Records with drawing code

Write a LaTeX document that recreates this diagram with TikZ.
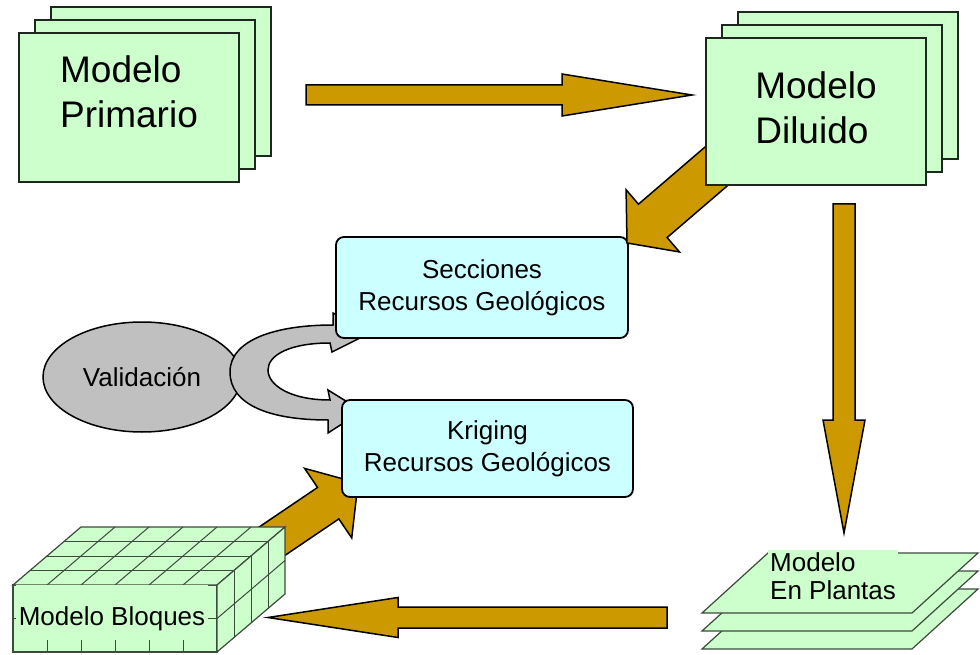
\documentclass[tikz,border=0pt]{standalone}
\usepackage{fontspec}
\setmainfont{Liberation Sans}
\usetikzlibrary{calc}
\usetikzlibrary{shapes.geometric}
\usetikzlibrary{shadows}

\definecolor{hojaverde}{RGB}{204,255,204}
\definecolor{cajaceleste}{RGB}{204,255,255}
\definecolor{flechaoro}{RGB}{204,153,0}
\definecolor{grisval}{RGB}{192,192,192}
\definecolor{bordeverde}{RGB}{28,40,28}
\definecolor{rejillagris}{RGB}{60,75,60}

\tikzset{
	stackbox/.style = {draw = bordeverde, line width = 2pt, fill = hojaverde, inner sep = 0pt,
		copy shadow = {shadow xshift = 32pt, shadow yshift = 26pt, draw = bordeverde, line width = 2pt, fill = hojaverde},
		copy shadow = {shadow xshift = 16pt, shadow yshift = 13pt, draw = bordeverde, line width = 2pt, fill = hojaverde}},
	textogrande/.style = {font = \fontsize{37}{45}\selectfont, align = left, inner sep = 0pt},
	cajabox/.style = {draw = black, line width = 1.8pt, fill = cajaceleste, rounded corners = 8pt, align = center,
		font = \fontsize{26}{32}\selectfont, inner sep = 0pt},
	elipsegris/.style = {ellipse, draw = black, line width = 1.5pt, fill = grisval, inner sep = 0pt,
		minimum width = 198pt, minimum height = 110pt, font = \fontsize{26}{32}\selectfont},
	flechagruesa/.style = {draw = black, line width = 1.5pt, fill = flechaoro, line join = miter},
	flechagris/.style = {draw = black, line width = 1.5pt, fill = grisval},
	rejilla/.style = {draw = rejillagris, line width = 1pt},
	caraverde/.style = {fill = hojaverde, draw = rejillagris, line width = 1.2pt},
	etiqueta/.style = {fill = hojaverde, font = \fontsize{26}{28}\selectfont, align = left}
}

% #1 desde, #2 hasta, #3 media cana, #4 media punta, #5 largo punta
\newcommand{\flechabloque}[5]{%
	\path ($(#2)!#5!(#1)$) coordinate (fb-base);
	\draw[flechagruesa] ($(#1)!#3!90:(#2)$) -- ($(fb-base)!#3!90:(#2)$) -- ($(fb-base)!#4!90:(#2)$) -- (#2)
		-- ($(fb-base)!#4!-90:(#2)$) -- ($(fb-base)!#3!-90:(#2)$) -- ($(#1)!#3!-90:(#2)$) -- cycle;
}

\begin{document}
\begin{tikzpicture}[x = 1pt, y = -1pt]
	\useasboundingbox (0, 0) rectangle (980, 655);

	\coordinate (primario-sal) at (306, 95);
	\coordinate (diluido-ent) at (692, 95);
	\coordinate (diluido-sal) at (726, 158);
	\coordinate (secciones-ent) at (627, 243);
	\coordinate (diluido-baja) at (844, 204);
	\coordinate (plantas-ent) at (844, 533);
	\coordinate (plantas-sal) at (667, 617.5);
	\coordinate (bloques-ent) at (268, 617.5);
	\coordinate (bloques-sal) at (262, 548);
	\coordinate (kriging-ent) at (358, 483);

	\node[elipsegris] (validacion) at (142, 377) {Validación};
	\draw[flechagris] (333, 325) -- (333, 313) -- (370, 333) -- (332, 352) -- (330, 343)
		.. controls (290, 343) and (268, 355) .. (268, 370)
		.. controls (268, 385) and (290, 400) .. (330, 400)
		-- (328, 390) -- (362, 411) -- (328, 433) -- (328, 420)
		.. controls (270, 420) and (230, 405) .. (230, 372)
		.. controls (230, 340) and (275, 325) .. (333, 325) -- cycle;

	\flechabloque{bloques-sal}{kriging-ent}{19pt}{42pt}{36pt}

	\node[cajabox, minimum width = 292pt, minimum height = 101pt] (secciones) at (482, 287.5) {Secciones\\Recursos Geológicos};
	\node[cajabox, minimum width = 291pt, minimum height = 97pt] (kriging) at (487.5, 448.5) {Kriging\\Recursos Geológicos};

	\flechabloque{primario-sal}{diluido-ent}{10pt}{21pt}{130pt}
	\flechabloque{diluido-sal}{secciones-ent}{22pt}{41pt}{34pt}
	\flechabloque{diluido-baja}{plantas-ent}{11pt}{21pt}{113pt}
	\flechabloque{plantas-sal}{bloques-ent}{10.5pt}{20pt}{130pt}

	\node[stackbox, minimum width = 220pt, minimum height = 149pt] (primario) at (129, 107.5) {};
	\node[textogrande] (primario-txt) at ([yshift = 16pt]primario.center) {Modelo\\Primario};
	\node[stackbox, minimum width = 220pt, minimum height = 147pt] (diluido) at (816, 111.5) {};
	\node[textogrande] (diluido-txt) at ([yshift = 4pt]diluido.center) {Modelo\\Diluido};

	\fill[hojaverde] (13, 585) rectangle (217, 652);
	\foreach \i in {1,...,5}
		\draw[rejilla] ({13 + \i * 34}, 585) -- ({13 + \i * 34}, 652);
	\draw[rejilla] (13, 618.5) -- (217, 618.5);
	\draw[caraverde, fill = none] (13, 585) rectangle (217, 652);
	\draw[caraverde] (13, 585) -- (217, 585) -- (285, 527) -- (81, 527) -- cycle;
	\foreach \i in {1,...,5}
		\draw[rejilla] ({13 + \i * 34}, 585) -- ++(68, -58);
	\foreach \j in {1,2,3}
		\draw[rejilla] ({13 + \j * 17}, {585 - \j * 14.5}) -- ++(204, 0);
	\draw[caraverde] (217, 585) -- (285, 527) -- (285, 594) -- (217, 652) -- cycle;
	\foreach \j in {1,2,3}
		\draw[rejilla] ({217 + \j * 17}, {585 - \j * 14.5}) -- ++(0, 67);
	\draw[rejilla] (217, 618.5) -- (285, 560.5);
	\node[etiqueta, anchor = base, text height = 40pt, text depth = 15pt, inner ysep = 0pt, inner xsep = 3pt] (bloques) at (112, 625) {Modelo Bloques};

	\foreach \dy in {36, 18, 0}
		\draw[caraverde] (768, {553 + \dy}) -- ++(210, 0) -- ++(-66, 60) -- ++(-210, 0) -- cycle;
	\node[etiqueta, anchor = north west, inner sep = 2pt] (plantas) at (768, 550) {Modelo\\En Plantas};
\end{tikzpicture}
\end{document}
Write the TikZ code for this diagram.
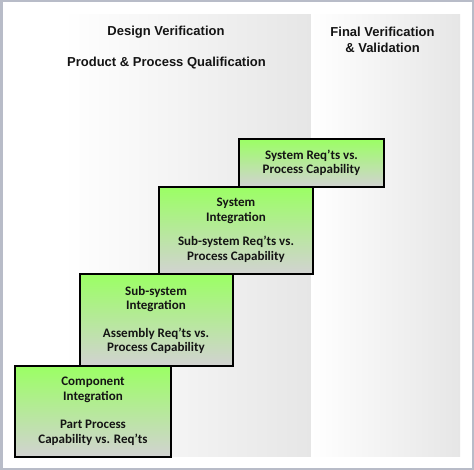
\documentclass[tikz,border=0pt]{standalone}
\usepackage{fontspec}
\setmainfont{Carlito}
\newfontfamily\arialfont{Liberation Sans}
\definecolor{framegray}{RGB}{184,188,200}
\definecolor{panelgray}{RGB}{230,230,230}
\definecolor{boxgreen}{RGB}{155,255,100}
\definecolor{boxgray}{RGB}{210,210,210}
\definecolor{txt}{RGB}{20,20,20}
\tikzset{
  stagebox/.style={draw=black, line width=2pt, top color=boxgreen, bottom color=boxgray,
    align=center, inner sep=0pt, text=txt,
    font=\fontsize{13}{14.5}\selectfont\bfseries},
  headtext/.style={align=center, text=txt, inner sep=0pt,
    font=\arialfont\fontsize{13}{16}\selectfont\bfseries}
}
\begin{document}
\begin{tikzpicture}[x=1pt,y=-1pt]
\useasboundingbox (0,0) rectangle (474,470);
\fill[white] (0,0) rectangle (474,470);
\draw[framegray, line width=2.5pt] (1.25,1.25) rectangle (472.75,468.75);
% panels
\shade[left color=white, right color=panelgray] (64,15) rectangle (311,456);
\shade[left color=white, right color=panelgray] (311,15) rectangle (460,456);
% headers
\node[headtext] (dv) at (166,32) {Design Verification};
\node[headtext] (ppq) at (166.5,63) {Product \& Process Qualification};
\node[headtext] (fvv) at (382.5,40) {Final Verification\\\& Validation};
% boxes
\node[stagebox, minimum width=145pt, minimum height=48pt] (sr) at (311.5,163)
  {System Req’ts vs.\\Process Capability};
\node[stagebox, minimum width=154pt, minimum height=87pt] (si) at (236,230.5)
  {System\\Integration\\[10pt]Sub-system Req’ts vs.\\Process Capability};
\node[stagebox, minimum width=153pt, minimum height=92pt] (ssi) at (156,320)
  {Sub-system\\Integration\\[13pt]Assembly Req’ts vs.\\Process Capability};
\node[stagebox, minimum width=156pt, minimum height=91pt] (ci) at (93,411.5)
  {Component\\Integration\\[14pt]Part Process\\Capability vs. Req’ts};
\end{tikzpicture}
\end{document}
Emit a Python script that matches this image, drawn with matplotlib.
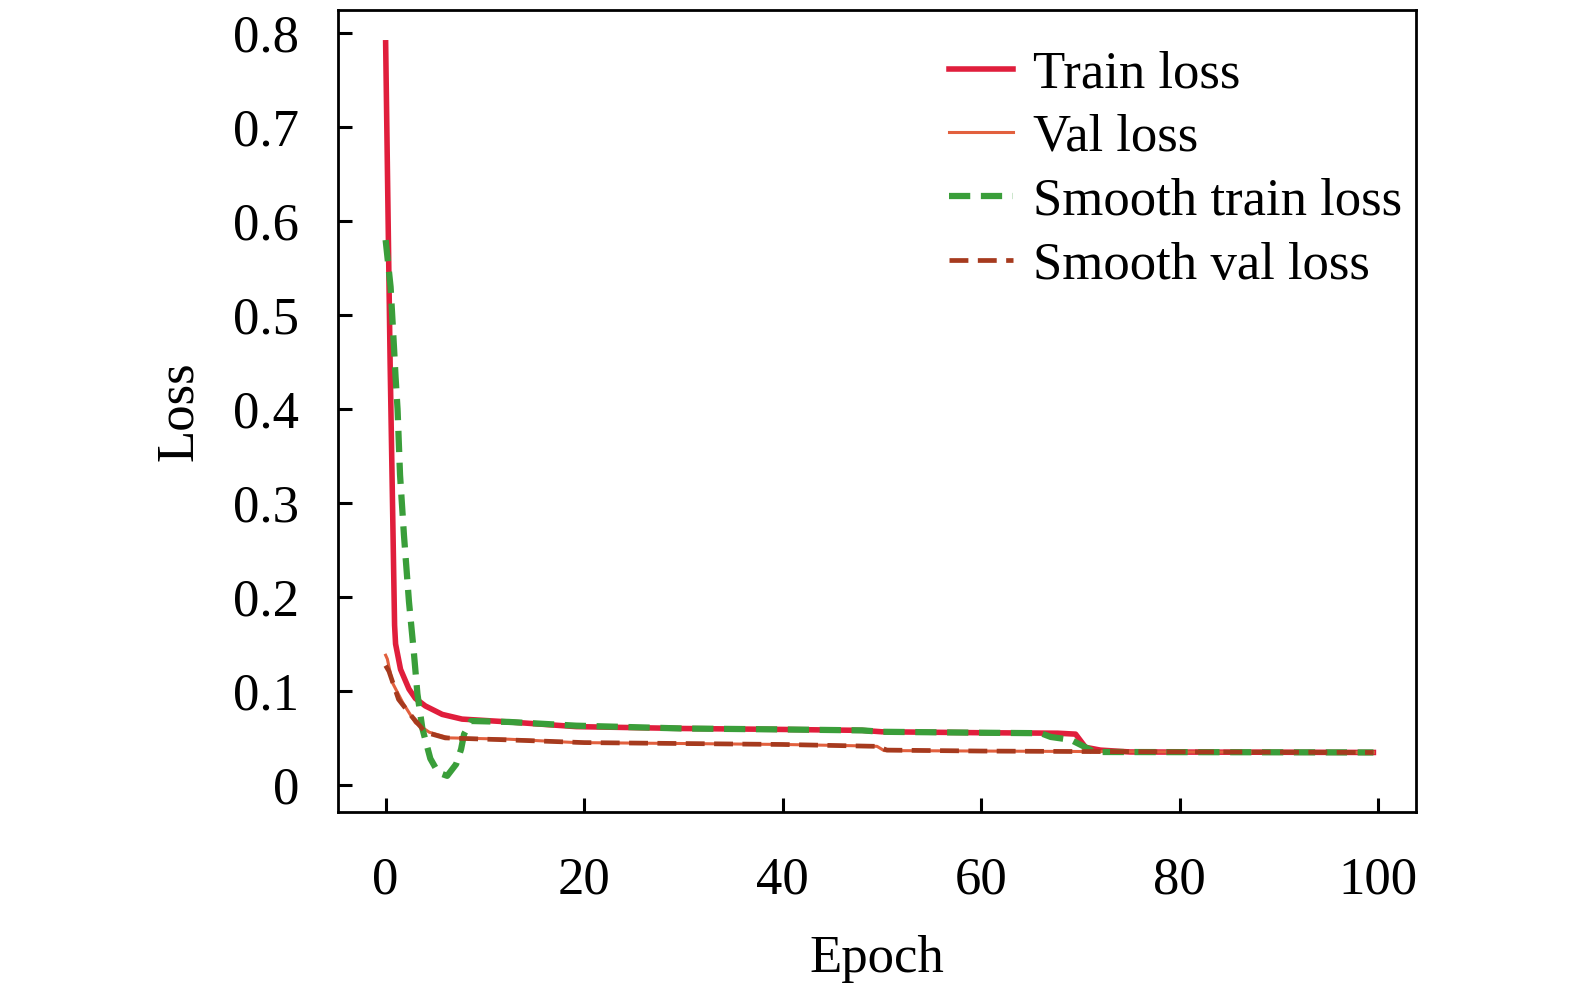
import matplotlib

matplotlib.use("Agg")
import matplotlib.pyplot as plt

# values
train_epoch = [0, 0.45, 0.9, 1.0, 1.5, 2.35, 3.0, 4.0, 5.7, 7.7, 12.4, 19.2, 30, 40, 48, 50, 60, 67.7, 69.5, 70.5, 72, 75, 99.5]
train_loss = [0.79, 0.45, 0.17, 0.150, 0.123, 0.102, 0.092, 0.084, 0.075, 0.070, 0.067, 0.062, 0.060, 0.059, 0.058, 0.0565, 0.0555, 0.055, 0.054, 0.040, 0.037, 0.035, 0.0345]

val_epoch = [0, 0.17, 0.67, 1.7, 3.0, 4.4, 6.4, 12.4, 19.2, 30, 40, 48, 49.5, 50.2, 60, 70, 80, 99.5]
val_loss = [0.138, 0.134, 0.109, 0.088, 0.066, 0.056, 0.050, 0.0486, 0.045, 0.044, 0.043, 0.0415, 0.041, 0.0365, 0.036, 0.0355, 0.035, 0.0345]

smooth_train_epoch = [0, 0.5, 0.84, 1.0, 1.2, 1.45, 1.85, 2.35, 2.85, 3.2, 3.7, 4.5, 5.3, 6.2, 7.1, 7.6, 7.9, 8.6, 12.4, 19.2, 30, 40, 48, 50, 60, 66, 67, 69, 70.5, 71.4, 99.5]
smooth_train_loss = [0.58, 0.53, 0.466, 0.434, 0.40, 0.33, 0.265, 0.195, 0.14, 0.097, 0.06, 0.028, 0.013, 0.0096, 0.022, 0.038, 0.054, 0.068, 0.067, 0.063, 0.060, 0.059, 0.058, 0.0565, 0.0555, 0.055, 0.051, 0.048, 0.040, 0.035, 0.0345]

smooth_val_epoch = [0, 0.33, 1.3, 2.7, 4.0, 6.0, 12, 20, 30, 40, 49.5, 50.5, 60, 70, 99.5]
smooth_val_loss = [0.127, 0.121, 0.091, 0.072, 0.056, 0.050, 0.048, 0.045, 0.044, 0.043, 0.041, 0.037, 0.036, 0.0355, 0.0345]

x_ticks = [0, 20, 40, 60, 80, 100]
y_ticks = [0, 0.1, 0.2, 0.3, 0.4, 0.5, 0.6, 0.7, 0.8]
y_tick_labels = ["0", "0.1", "0.2", "0.3", "0.4", "0.5", "0.6", "0.7", "0.8"]

plt.rcParams["font.family"] = ["Liberation Serif", "DejaVu Serif"]

fig = plt.figure(figsize=(15.75, 9.94), dpi=100)
ax = fig.add_axes([0.2146, 0.183, 0.6845, 0.807])

ax.plot(train_epoch, train_loss, color="#E01E3C", lw=4.0, label="Train loss", zorder=2)
ax.plot(val_epoch, val_loss, color="#E2603E", lw=2.2, label="Val loss", zorder=3)
ax.plot(smooth_train_epoch, smooth_train_loss, color="#3A9E3A", lw=4.5, dashes=(3.4, 1.7), label="Smooth train loss", zorder=4)
ax.plot(smooth_val_epoch, smooth_val_loss, color="#A63A1E", lw=3.4, dashes=(4.0, 2.0), label="Smooth val loss", zorder=5)

ax.set_xlim(-4.8, 103.8)
ax.set_ylim(-0.029, 0.825)
ax.set_xticks(x_ticks)
ax.set_yticks(y_ticks)
ax.set_yticklabels(y_tick_labels)
ax.tick_params(direction="in", length=10, width=2.2, labelsize=38)
ax.tick_params(axis="y", pad=28)
ax.tick_params(axis="x", pad=32)
for spine in ax.spines.values():
    spine.set_linewidth(2.0)

ax.set_xlabel("Epoch", fontsize=38, labelpad=22)
ax.set_ylabel("Loss", fontsize=38, labelpad=22)

ax.legend(loc="upper right", bbox_to_anchor=(1.021, 0.996), frameon=False, fontsize=38,
          handlelength=1.2, handletextpad=0.38, labelspacing=0.30, borderaxespad=0.3)

fig.savefig("out.png", dpi=100)
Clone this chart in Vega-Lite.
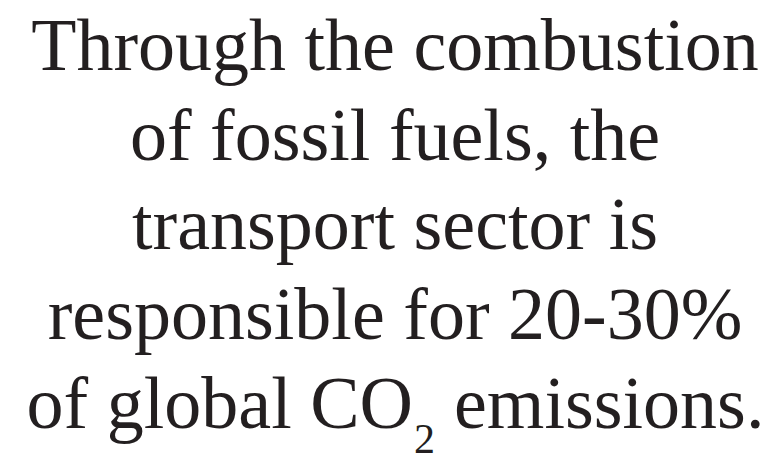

> _Written exercise_: Among the entries above, take the lines from the one with "Emit a Python" through the one with "0.037, 0.035, 0.0345]" and retype them exactly, leaving out the pictures.

> _Task output_:
Emit a Python script that matches this image, drawn with matplotlib.
import matplotlib

matplotlib.use("Agg")
import matplotlib.pyplot as plt

# values
train_epoch = [0, 0.45, 0.9, 1.0, 1.5, 2.35, 3.0, 4.0, 5.7, 7.7, 12.4, 19.2, 30, 40, 48, 50, 60, 67.7, 69.5, 70.5, 72, 75, 99.5]
train_loss = [0.79, 0.45, 0.17, 0.150, 0.123, 0.102, 0.092, 0.084, 0.075, 0.070, 0.067, 0.062, 0.060, 0.059, 0.058, 0.0565, 0.0555, 0.055, 0.054, 0.040, 0.037, 0.035, 0.0345]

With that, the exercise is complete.